Growing along with the largest ones
Around here, mid-sized companies have been able to scale their businesses by, in practice, proving the viability of their innovations. Founded in 2011, Saad is a branding consultancy with offices in São Paulo and Curitiba whose services include research, strategy, brand experience and internal culture alignment.
When conducting projects with larger companies, such as Sementes Ipiranga (agribusiness) and Vuelo Pharma (medical solutions), the consulting firm not only has won awards and recognitions in the design market, but also helped to leverage its customers’ expansion in their respective segments. And it has been growing with them. “We have had an annual average growth of 27.5% over the last four years” said Lucas Saad, founder of the company. “Our projects are characterized by working in convergence, reinforced by joint creation. They are ‘tailor-made’ business models designed in close proximity to the customers’ needs”, says Saad.
Born from the union of two startups promoted by the Technological Base Companies Incubator of Itajubá (MG), DDMX rose to scaleup level when developing logistics projects for giants such as Petrobras, Gerdau and Usiminas. “Our solutions are available in the cloud and are accessible by any platform.
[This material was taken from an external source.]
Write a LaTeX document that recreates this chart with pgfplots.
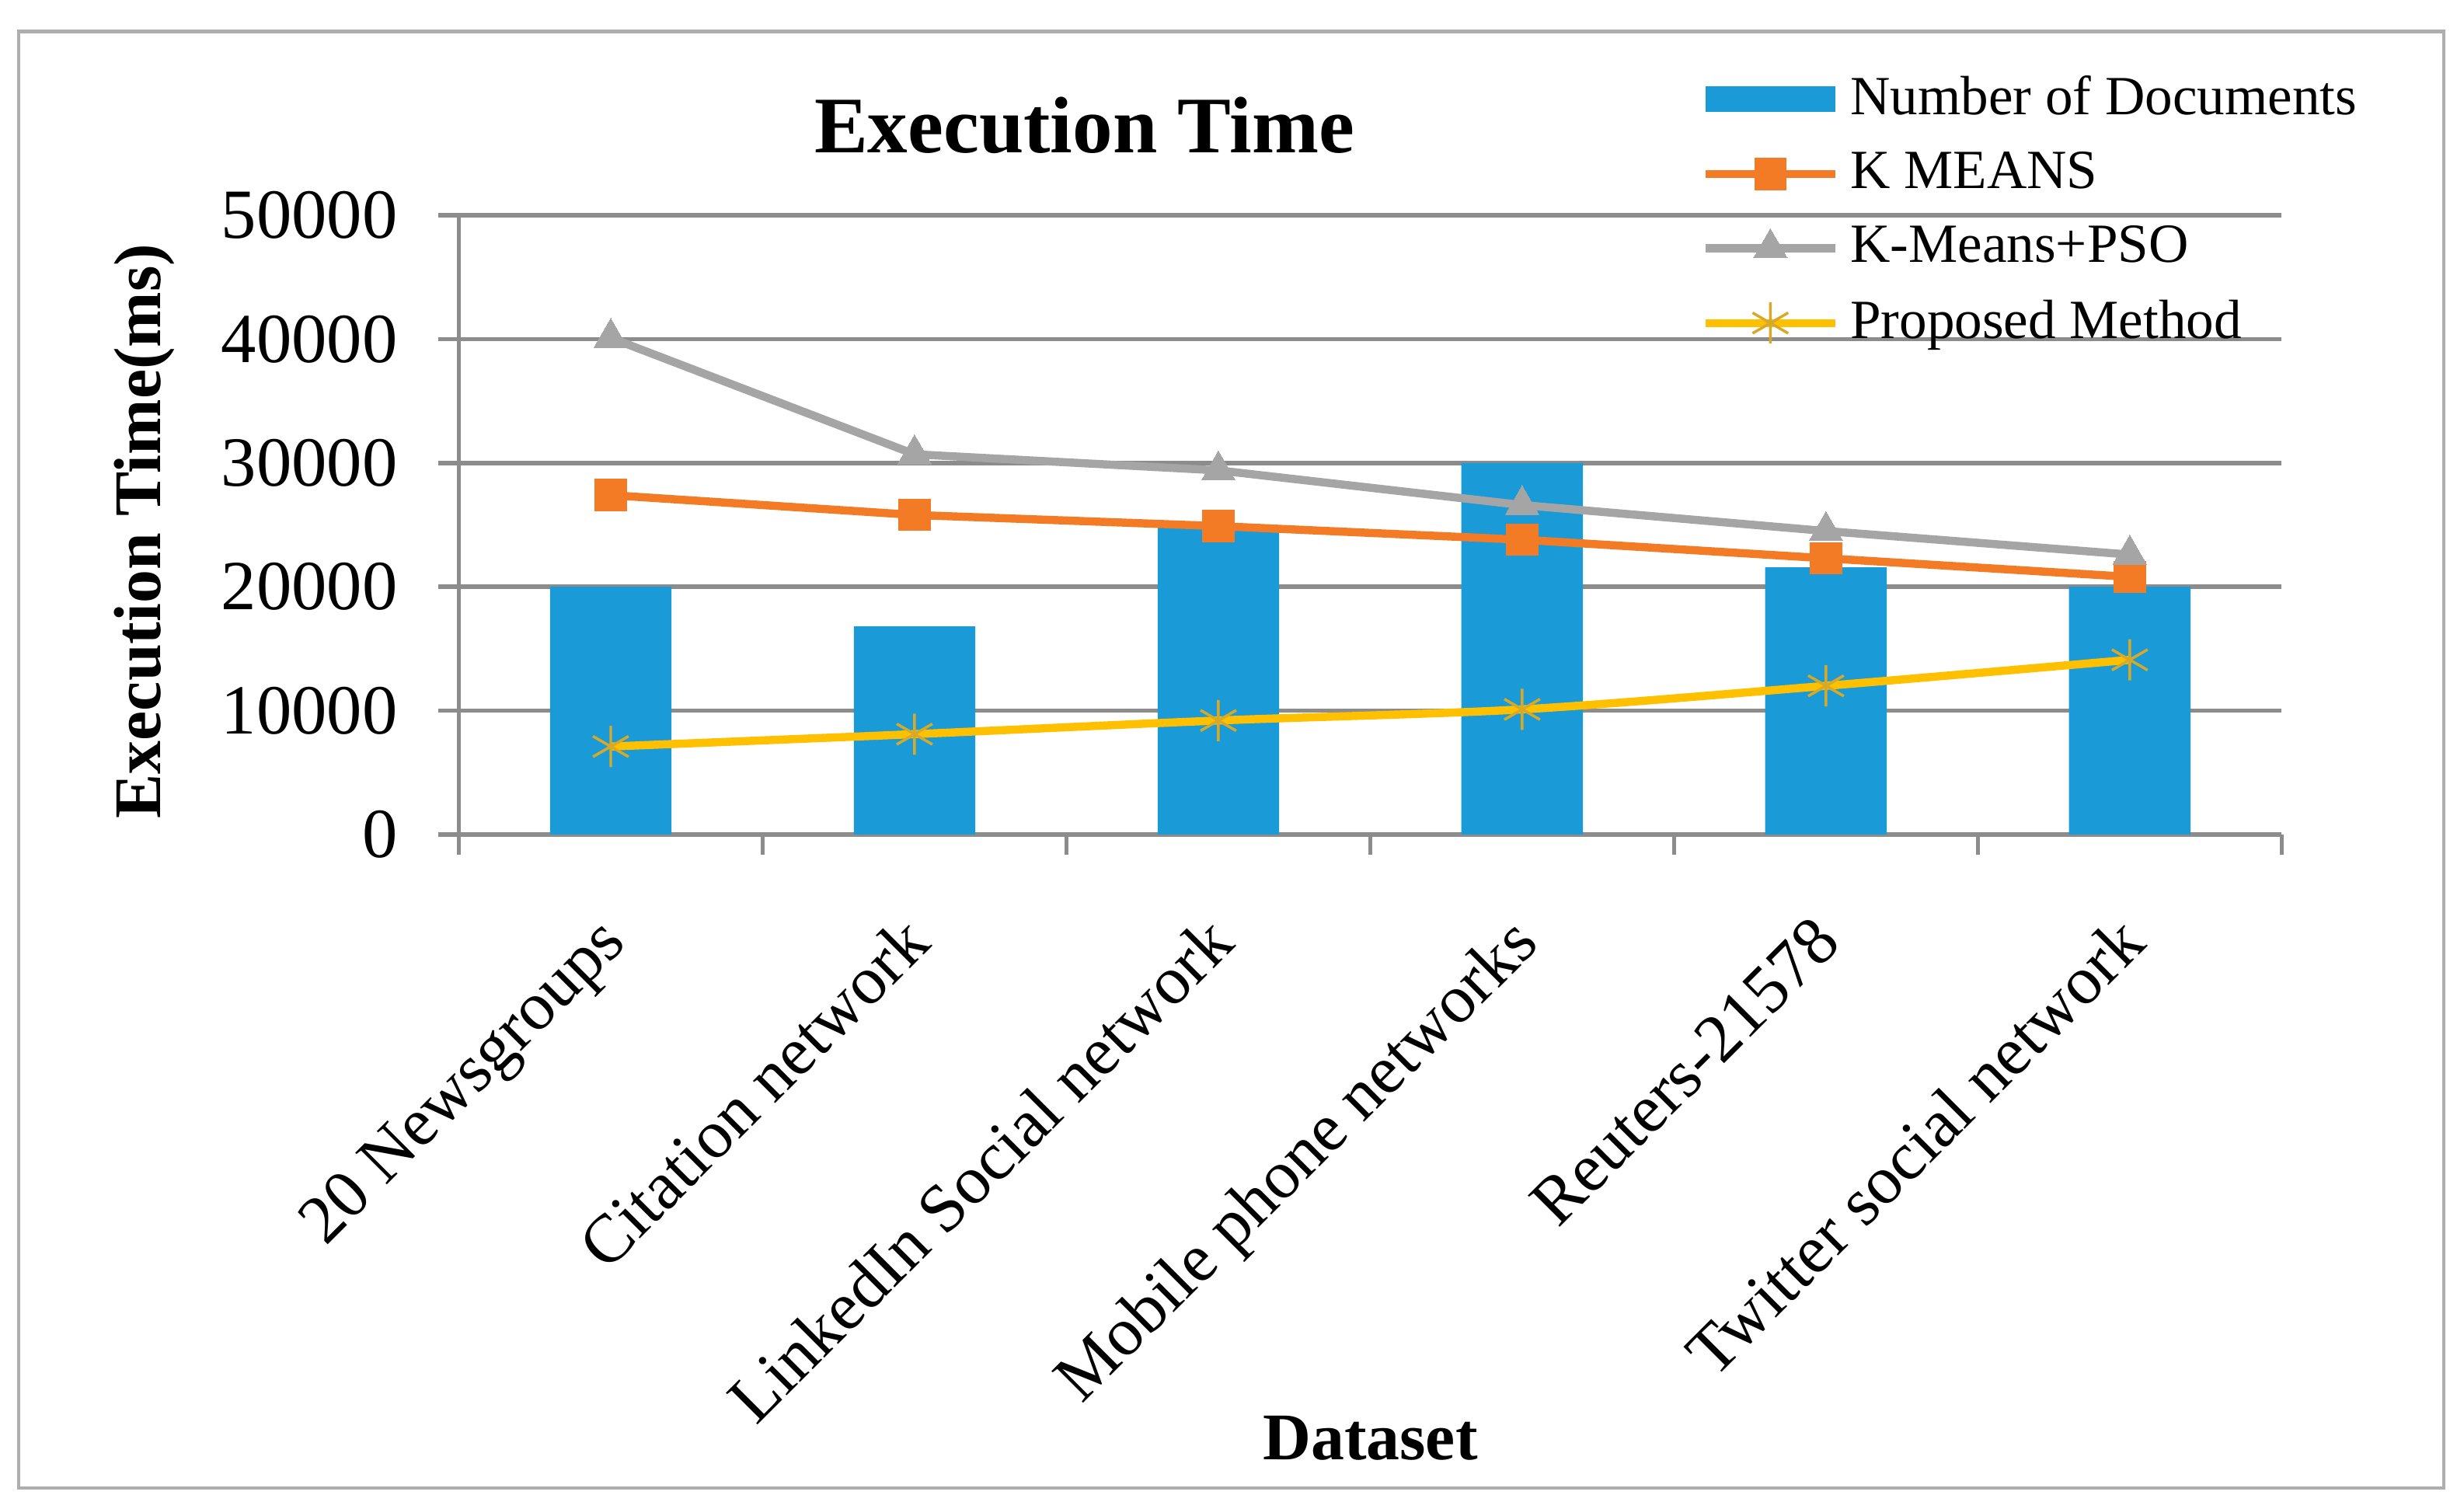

They are real-time information, used to increase fleet productivity, reduce vehicle idleness and automate processes that were previously manual”, explains Rafael Peres Pagan, CEO of DDMX. In Pagan’s view, the association with big names – competitors that dominate their markets – was critical to the rapid growth of their company. “These opportunities have brought maturity to DDMX. It is very gratifying to be recognized by important brands on the national scene.”
Six steps to get to the top
Based on the observation of the scaleups ecosystem in the UK, the study “Scaleup UK: Growing Business, Growing Our Economy”, published by the universities of Cambridge and Oxford, seeks to understand the impact of these companies on the economy and the challenges faced in the search for scalability of their business. Six characteristics are pointed out in the publication as crucial in this journey:
• The will to grow: it seems obvious, but a large number of entrepreneurs fail precisely because they set modest growth targets. One must have ambition;
• Customer focus: smaller companies get closer engagement with their customers and can use this relationship to enhance their value proposition;
• Previous experience: if the company’s leaders accumulate professional experience in other companies that operate in the target segment, the chances of success increase;
• Alliances and partnerships: fundamental to supply deficiencies typical of start-up companies, such as lack of financial resources or personnel;
• Delegation and formalization: even in a lean structure, it is necessary to define roles and responsibilities, avoiding centralization in decision making;
• Innovation: it is critical to bring rapid return and economic growth, especially in the technology area.